Rimaniamo in ammollo per un bel po’, finché lo stomaco inizia a brontolare ed è infatti ora di tornare a bordo e farci stupire dal menù proposto.
Riconsegniamo le scarpe, saliamo sul motoscafo, torniamo a prendere posto all’interno della barca a vela. Il pranzo è a buffet e ci serviamo con insalata di riso (più o meno), pasta (se così la vogliamo chiamare) e altri cibi freddi. Mandiamo giù tutto in fretta per sentirlo buono, e intanto ascoltiamo le guide che ci spiegano la prossima tappa.
E’ l’una e andremo a fare un po’ di snorkeling. 
Whitehaven beach
Indossiamo nuovamente le mute, in due gruppi raggiungiamo con il gommone il largo di una spiaggetta e ci buttiamo in acqua con maschera e boccaglio. L’acqua purtroppo è un po’ torbida e non ci permette di avere una visione nitida del fondo, se non andando molto sotto. Cazzeggiamo un po’ nella speranza di scorgere qualcosa di interessante, ma poco e niente.
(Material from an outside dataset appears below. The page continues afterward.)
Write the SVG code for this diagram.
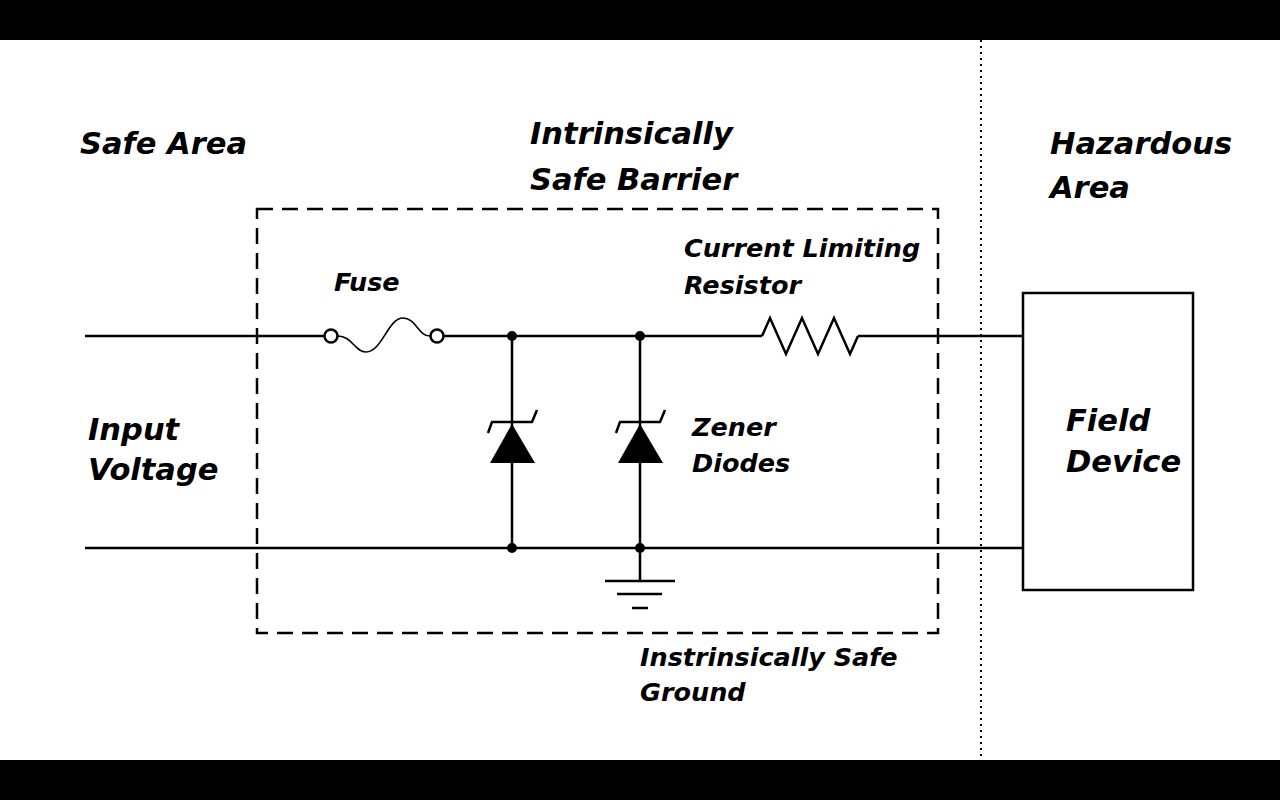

Risaliamo a bordo e questa volta ci attende una scorpacciata di melone, ananas e anguria tagliati a fette e tortini di cioccolato e cocco. Ci rimpinziamo ancora un po’ e ci rilassiamo al bordo della barca. Gabriele in realtà fa a tempo a rilassarsi per poco, perchè il capitano, un ragazzo sulla trentina, sta cercando due volontari per issare le vele e provare ad andare con il motore spento. Gabriele si offre volontario insieme ad un altro ragazzo. La scena vede i due baldi giovani che mettono tutte le loro forze sulla corda da tirare, e la vela che più o meno velocemente si apre e muove verso l’alto. Con la lingua fuori, entrambi riprendono posto. 
Il capitano spegne i motori e prova ad avanzare con la sola forza delle vele. Ci comunica che stiamo andando alla velocità di 2 nodi e di questo passo saremo al porto in 6 ore. 
Si può proprio dire che abbia issato le vele solo per farci provare l’ebbrezza della barca a vela, ma dopo 10 minuti in cui siamo quasi completamente fermi, riprendiamo ad andare a motore.
Alle 17:30 o poco più siamo di nuovo al porto. Siamo accaldati e appiccicosi e non ci pensiamo due volte a correre in piscina, dove restiamo fino a ora di cena.